Wessanen adopts risky branded strategy by divesting key private label businesses
- December 07, 2006
||binding offer received for subsidiaries’ acquisition, December 2006;
||Dailycer (private label breakfast cereals), Delicia (b2b chocolate);
||One Equity Partners (USA), private equity arm of JP Morgan;
||Royal Wessanen NV (Holland), multinational food group;
||attractive valuation; JP Morgan introduction ?
||exit from private label; focus on branded business expansion;
||Dailycer represents >80% of the combined revenues of the two businesses.
On the face of it, this is an obvious divestment for Wessanen to make. Private label tends to be lower margin than branded products; it’s harder to manage growth there; you’re constantly at risk of a competitor under-cutting you on price and taking away your business. Besides which, these are old businesses in Wessanen’s portfolio (there since 1970 and 1963 respectively). In theory, it’s far better to cash-in and invest the money in building up Wessanen’s premium-authentic and health foods divisions. On the other hand, the groups branded strategy is ambitious at best, and possibly ill –defined, which might make it vulnerable to takeover in future.
By private label standards, both Dailycer and Delicia have quite defensible positions (as you might expect from businesses that have survived for so long).
Delicia is a global leader in its obscure niche of chocolate ‘vermicelli, flakes and pajets’ for industrial customers.
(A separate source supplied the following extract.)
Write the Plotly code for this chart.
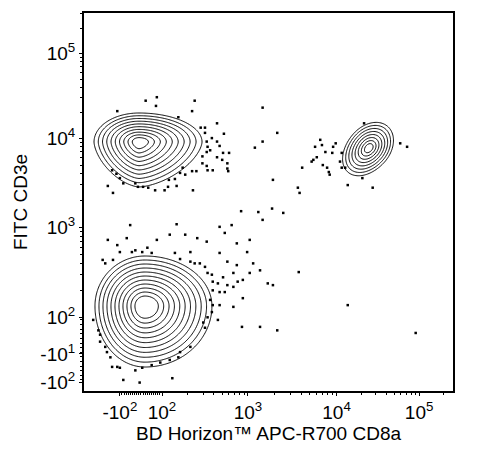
import numpy as np
import plotly.graph_objects as go

# ---------------- data (biexponential display scale, 1 unit = 1 decade) ----------------
# outlier events drawn as dots: CD8a (x) and CD3e (y)
dots_x = [1.94, 1.81, 2.38, 1.93, 2.35, 1.48, 3.17, 2.19, 2.64, 2.45, 2.50, 2.50, 2.58, 2.72, 3.34,
          2.52, 2.64, 3.17, 2.53, 2.67, 2.56, 2.52, 2.71, 3.08, 2.47, 2.64, 2.78, 2.70, 2.47, 2.76,
          2.52, 2.59, 2.35, 2.40, 2.53, 2.76, 2.24, 2.21, 2.27, 2.08, 2.15, 1.42, 1.47, 1.51, 1.55,
          1.37, 1.43, 1.69, 1.72, 1.78, 1.84, 1.92, 2.03, 2.07, 2.17, 2.36, 3.29, 2.77,
          1.63, 2.17, 2.67, 2.81, 3.17, 2.09, 2.27, 2.73, 1.37, 1.59, 1.94, 2.41, 2.52, 2.87, 3.02,
          1.48, 1.51, 1.65, 1.69, 1.77, 1.83, 1.88, 2.15, 2.33, 2.67, 2.99, 1.31, 1.34, 1.43, 2.21,
          2.33, 2.38, 2.44, 2.50, 2.76, 2.87, 3.06, 2.53, 2.58, 2.71, 2.83, 2.94, 3.02, 3.14, 2.59,
          2.65, 2.76, 2.83, 2.88, 3.23, 3.29, 2.59, 2.67, 2.73, 2.94, 2.56, 2.59, 2.67, 2.83, 2.58,
          2.53, 2.48, 2.50, 2.65, 2.93, 3.14, 3.34, 1.20, 1.26, 1.28, 1.34, 1.36, 1.40, 2.33, 2.21,
          1.42, 1.48, 1.51, 1.69, 1.77, 1.88, 1.98, 2.09, 2.19, 2.12, 1.55, 1.74, 1.28,
          4.35, 3.84, 3.78, 3.86, 3.99, 4.02, 3.90, 3.98, 3.80, 4.09, 3.74, 3.76, 3.87, 3.92, 3.94,
          3.95, 4.07, 4.09, 4.13, 3.63, 4.77, 4.85, 4.16, 4.33, 4.45, 3.60,
          4.16, 3.59, 3.28, 3.41, 2.92, 3.12, 4.95, 3.58]
dots_y = [4.48, 4.44, 4.44, 4.38, 4.32, 4.32, 4.36, 4.25, 4.18, 4.13, 4.13, 4.07, 4.01, 4.06, 4.07,
          3.97, 3.97, 3.97, 3.91, 3.92, 3.87, 3.85, 3.84, 3.90, 3.80, 3.79, 3.84, 3.76, 3.72, 3.72,
          3.69, 3.64, 3.63, 3.63, 3.64, 3.66, 3.67, 3.61, 3.59, 3.53, 3.54, 3.64, 3.60, 3.55, 3.49,
          3.46, 3.38, 3.49, 3.45, 3.45, 3.44, 3.41, 3.41, 3.45, 3.46, 3.41, 3.53, 3.63,
          3.01, 3.02, 2.99, 3.01, 3.07, 2.90, 2.90, 2.92, 2.84, 2.86, 2.84, 2.86, 2.82, 2.80, 2.84,
          2.78, 2.70, 2.70, 2.72, 2.70, 2.75, 2.69, 2.69, 2.70, 2.69, 2.70, 2.61, 2.57, 2.61, 2.62,
          2.59, 2.57, 2.57, 2.53, 2.59, 2.55, 2.57, 2.46, 2.44, 2.41, 2.46, 2.38, 2.46, 2.49, 2.36,
          2.34, 2.32, 2.30, 2.36, 2.34, 2.32, 2.26, 2.24, 2.24, 2.17, 2.15, 2.09, 2.09, 2.07, 2.01,
          1.95, 1.89, 1.83, 1.92, 1.84, 1.84, 1.80, 1.92, 1.80, 1.75, 1.61, 1.55, 1.49, 1.61, 1.55,
          1.38, 1.38, 1.37, 1.34, 1.37, 1.40, 1.43, 1.46, 1.49, 1.25, 1.23, 1.20, 1.67,
          4.18, 3.99, 3.91, 3.93, 3.91, 3.95, 3.85, 3.84, 3.79, 3.84, 3.74, 3.76, 3.70, 3.67, 3.62,
          3.59, 3.74, 3.67, 3.67, 3.67, 3.95, 3.91, 3.47, 3.55, 3.44, 3.38,
          2.09, 2.47, 3.20, 3.15, 3.17, 3.16, 1.77, 3.44]

# contour models of the three populations
pop_names = ["CD3+ CD8-", "CD3- CD8-", "CD3+ CD8+"]
pop_cx = [1.733, 1.802, 4.407]
pop_cy = [3.966, 2.080, 3.897]
pop_sx_neg = [0.523, 0.581, 0.37]
pop_sx_pos = [0.733, 0.779, 0.33]
pop_sy_neg = [0.517, 0.701, 0.243]
pop_sy_pos = [0.333, 0.575, 0.243]
pop_p_low = [1.6, 2.0, 2.0]          # shape exponent of the lower half (teardrop tip)
pop_angle = [0.0, 0.0, 48.0]
pop_level_start = [0.15, 0.20, 0.17]
pop_level_count = [10, 11, 8]

x_tick_pos = [1.51, 2.0, 3.0, 4.03, 4.99]
x_tick_text = ["-10<sup>2</sup>", "10<sup>2</sup>", "10<sup>3</sup>", "10<sup>4</sup>", "10<sup>5</sup>"]
y_tick_pos = [1.20, 1.53, 1.95, 2.98, 4.01, 4.98]
y_tick_text = ["-10<sup>2</sup>", "-10<sup>1</sup>", "10<sup>2</sup>", "10<sup>3</sup>", "10<sup>4</sup>", "10<sup>5</sup>"]

x_title = "BD Horizon™ APC-R700 CD8a"
y_title = "FITC CD3e"

x_range = [1.093, 5.384]
y_range = [1.103, 5.448]

# ---------------- figure ----------------
fig = go.Figure()

for i in range(len(pop_cx)):
    span = 1.35 * max(pop_sx_neg[i], pop_sx_pos[i], pop_sy_neg[i], pop_sy_pos[i])
    gx = np.arange(pop_cx[i] - span, pop_cx[i] + span, 0.01)
    gy = np.arange(pop_cy[i] - span, pop_cy[i] + span, 0.01)
    X, Y = np.meshgrid(gx, gy)
    dx, dy = X - pop_cx[i], Y - pop_cy[i]
    th = np.deg2rad(pop_angle[i])
    u = dx * np.cos(th) + dy * np.sin(th)
    v = -dx * np.sin(th) + dy * np.cos(th)
    su = np.where(u < 0, pop_sx_neg[i], pop_sx_pos[i])
    sv = np.where(v < 0, pop_sy_neg[i], pop_sy_pos[i])
    p = np.where(v < 0, pop_p_low[i], 2.0)
    r = (np.abs(u / su) ** p + np.abs(v / sv) ** p) ** (1.0 / p)
    start = pop_level_start[i]
    size = (1.0 - start) / (pop_level_count[i] - 1)
    fig.add_trace(go.Contour(
        x=np.round(gx, 3), y=np.round(gy, 3), z=np.round(r, 4),
        contours=dict(start=start, end=1.0001, size=size, coloring="none"),
        line=dict(color="black", width=1, smoothing=1),
        showscale=False, hoverinfo="skip", name=pop_names[i],
    ))

fig.add_trace(go.Scatter(
    x=dots_x, y=dots_y, mode="markers",
    marker=dict(symbol="square", size=2.5, color="black", line=dict(width=0)),
    hoverinfo="skip", name="events",
))

def minor_ticks(major):
    out = []
    for a, b in zip(major[:-1], major[1:]):
        for k in range(2, 10):
            out.append(a + np.log10(k) * (b - a))
    return out

x_minor = minor_ticks(x_tick_pos[1:])
x_minor += [x_tick_pos[-1] + np.log10(2) * (x_tick_pos[-1] - x_tick_pos[-2])]
x_minor += [1.755 + v / 100.0 * 0.245 for v in range(-90, 100, 10)]
y_minor = minor_ticks(y_tick_pos[2:])
y_minor += [y_tick_pos[-1] + np.log10(k) * (y_tick_pos[-1] - y_tick_pos[-2]) for k in range(2, 4)]
y_minor += list(np.linspace(1.23, 1.92, 14))

axis_common = dict(
    showline=True, linewidth=2, linecolor="black", mirror=True,
    showgrid=False, zeroline=False, ticks="outside", ticklen=3, tickwidth=1, tickcolor="black",
    tickfont=dict(size=19, color="black", family="Liberation Sans, Arial, sans-serif"),
    automargin=False,
)

fig.update_layout(
    width=483, height=461,
    margin=dict(l=84, r=30, t=13, b=70),
    plot_bgcolor="white", paper_bgcolor="white",
    showlegend=False,
    font=dict(family="Liberation Sans, Arial, sans-serif", color="black", size=17),
    xaxis=dict(range=x_range, tickmode="array", tickvals=x_tick_pos, ticktext=x_tick_text,
               minor=dict(tickvals=x_minor, ticks="outside", ticklen=2, tickcolor="black"),
               title=dict(text=x_title, font=dict(size=19, color="black"), standoff=2),
               **axis_common),
    yaxis=dict(range=y_range, tickmode="array", tickvals=y_tick_pos, ticktext=y_tick_text,
               minor=dict(tickvals=y_minor, ticks="outside", ticklen=2, tickcolor="black"),
               title=dict(text=y_title, font=dict(size=19, color="black"), standoff=8),
               **axis_common),
)

fig.write_html("out.html")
Dailycer is a market leader in the UK and France, in premium private label breakfast cereals and muesli bars. The tricky manufacturing of these value-added products makes it expensive and risky for a competitor to attack an incumbent like Dailycer.
Besides which, although Spain and France make up two-thirds of its turnover, Dailycer is present in about 10 European countries, where it provides an attractive growth platform for consumers switching from branded to private label, if/when quality breakfast cereals commoditise.
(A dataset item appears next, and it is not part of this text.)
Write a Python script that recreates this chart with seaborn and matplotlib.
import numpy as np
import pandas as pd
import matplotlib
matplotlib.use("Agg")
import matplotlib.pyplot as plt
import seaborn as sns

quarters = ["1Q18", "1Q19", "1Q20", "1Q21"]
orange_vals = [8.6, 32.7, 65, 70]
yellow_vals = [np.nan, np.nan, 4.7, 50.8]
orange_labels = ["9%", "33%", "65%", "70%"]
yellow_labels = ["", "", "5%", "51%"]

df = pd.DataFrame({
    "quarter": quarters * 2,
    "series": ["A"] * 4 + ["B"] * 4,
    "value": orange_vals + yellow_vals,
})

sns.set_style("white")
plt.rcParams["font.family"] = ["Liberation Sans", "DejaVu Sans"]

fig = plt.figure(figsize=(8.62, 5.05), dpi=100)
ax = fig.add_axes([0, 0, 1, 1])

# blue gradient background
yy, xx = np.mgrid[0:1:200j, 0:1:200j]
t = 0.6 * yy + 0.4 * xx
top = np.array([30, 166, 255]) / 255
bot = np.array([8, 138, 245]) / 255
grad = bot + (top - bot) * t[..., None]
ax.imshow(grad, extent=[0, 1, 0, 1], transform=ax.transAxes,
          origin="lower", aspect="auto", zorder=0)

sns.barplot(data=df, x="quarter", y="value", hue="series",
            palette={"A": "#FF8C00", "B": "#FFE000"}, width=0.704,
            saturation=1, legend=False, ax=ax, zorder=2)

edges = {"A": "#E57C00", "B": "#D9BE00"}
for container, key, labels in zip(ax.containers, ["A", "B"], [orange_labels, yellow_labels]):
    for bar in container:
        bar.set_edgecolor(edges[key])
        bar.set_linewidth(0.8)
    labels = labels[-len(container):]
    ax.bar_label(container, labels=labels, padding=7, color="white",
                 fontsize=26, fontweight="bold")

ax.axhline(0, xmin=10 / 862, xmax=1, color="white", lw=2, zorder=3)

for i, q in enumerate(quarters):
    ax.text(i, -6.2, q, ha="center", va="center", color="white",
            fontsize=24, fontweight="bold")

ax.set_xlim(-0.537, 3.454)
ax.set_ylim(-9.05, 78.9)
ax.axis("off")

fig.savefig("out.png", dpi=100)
There is also major potential with new consumers in central Europe, who might well adopt premium private label straight away, and ‘leap-frog’ branded cereals, as they climb the income curve.
Then there are the financials. These businesses have a regular operating margin of upwards of 10%. Within Wessanen’s global business, they contributed 10% of sales revenue but all of 20% of EBITDA (2005), so they weren’t exactly underperforming.
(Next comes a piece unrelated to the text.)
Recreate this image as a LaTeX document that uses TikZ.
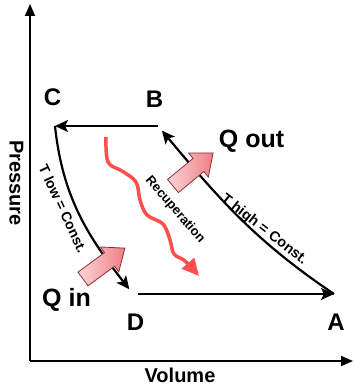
\documentclass[tikz,border=0pt]{standalone}
\usepackage{fontspec}
\setmainfont{Liberation Sans}
\usepackage{tikz}
\usetikzlibrary{arrows.meta,positioning}
\definecolor{recc}{HTML}{FF4F4F}
\definecolor{heatl}{HTML}{FBD6D6}
\definecolor{heatd}{HTML}{EF7E86}
\definecolor{heato}{HTML}{8A2E3B}
\tikzset{
  ax/.style={-{Triangle[length=12pt,width=10pt]},line width=1.8pt},
  cy/.style={-{Stealth[length=13pt,width=12pt,inset=3pt]},line width=2.2pt},
  lb/.style={font=\bfseries\fontsize{24}{24}\selectfont,inner sep=0pt},
  ql/.style={font=\bfseries\fontsize{25}{25}\selectfont,inner sep=0pt},
  tx/.style={font=\bfseries\fontsize{14}{14}\selectfont,inner sep=0pt},
  heat/.style={draw=heato,line width=0.8pt,left color=heatl,right color=heatd}
}
% block arrow, tail at origin, pointing along +x
\newcommand{\heatarrow}{(0,-8.5) -- (33,-8.5) -- (33,-15.5) -- (52,0) -- (33,15.5) -- (33,8.5) -- (0,8.5) -- cycle}

\begin{document}
\begin{tikzpicture}[x=1pt,y=1pt]
\useasboundingbox (0,0) rectangle (354,390);
% axes
\coordinate (O) at (30,29);
\coordinate (yT) at (30,386);
\coordinate (xT) at (353,29);
\draw[ax] (O) -- (yT);
\draw[ax] (O) -- (xT);
\node[lb,font=\bfseries\fontsize{20}{20}\selectfont,anchor=base] (vol) at (180,7) {Volume};
\node[lb,font=\bfseries\fontsize{20}{20}\selectfont,rotate=-90] (pre) at (16.5,207) {Pressure};
% cycle
\coordinate (C) at (55,264);
\coordinate (B) at (158,264);
\coordinate (D) at (133,96);
\coordinate (A) at (334,96);
\draw[cy] (B) -- (C);
\draw[cy,shorten >=6pt] (C) to[out=-84,in=128] (D);
\draw[cy,shorten <=5pt] (D) -- (A);
\draw[cy,shorten >=6pt] (A) to[out=146,in=-50] (B);
\node[lb] (lC) at (52.5,292.5) {C};
\node[lb] (lB) at (154.5,290.5) {B};
\node[lb] (lD) at (135.5,68) {D};
\node[lb] (lA) at (336,68) {A};
\node[tx,rotate=-65] (tlo) at (63,181) {T low = Const.};
\node[tx,font=\bfseries\fontsize{14.5}{14.5}\selectfont,rotate=-38] (thi) at (264,160) {T high = Const.};
% recuperation
\draw[recc,line width=3.5pt,-{Triangle[length=17pt,width=16pt]}]
  plot[smooth,tension=0.6] coordinates {(106,253) (108,228) (122,219) (136,208) (140,190)
  (147,175) (163,166) (170,150) (174,136) (185,129) (199,114)};
\node[tx,font=\bfseries\fontsize{13}{13}\selectfont,rotate=-49] (rec) at (175,180) {Recuperation};
% heat
\shade[heat,shift={(173,204)},rotate=39.5] \heatarrow;
\shade[heat,shift={(83,111)},rotate=36.4] \heatarrow;
\node[ql,anchor=base] (lqo) at (251.5,242) {Q out};
\node[ql,anchor=base] (lqi) at (66.5,83) {Q in};
\end{tikzpicture}
\end{document}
Is there enough financial rationale to sell these businesses, at multiples which are at such a discount to branded comparables? The businesses are possibly in decline, but surely not to the extent suggested by the valuation?
To be fair though, on the marketing side Dailycer doesn’t fit Wessanen’s strategy. Breakfast cereals are generally not region-specific, so they don’t fit the premium foods division’s emphasis on authentic ethnic foods. Nor are they particularly fashionable from a health foods point of view; in this age of obesity and fresh foods, fibre-rich dry foods don’t quite hit the mark.
If and when Wessanen sells these businesses, they may invest the proceeds in an acquisition. Premium authentic foods appear to have more ‘key brand’ potential than health food ones, so maybe another Mediterrananean lifestyle provider, like the Italian Righi acquired in 2005? Or something Pacific Rim for the US market?
One Equity Partners is not an obvious partner for these businesses. A generalist investor, captive to JP Morgan, this appears to be their first investment in consumer products. Also, they are very US-weighted and don’t have an office in any of the three countries in which Dailycer and Delicia are based.
Perhaps this offer stems from an introduction from the banking side of JP Morgan, which maybe finances Wessanen in the US? Whatever the background, it looks like the type of buyer that will hold onto the assets only for a short time, before flipping them to another strategic investor.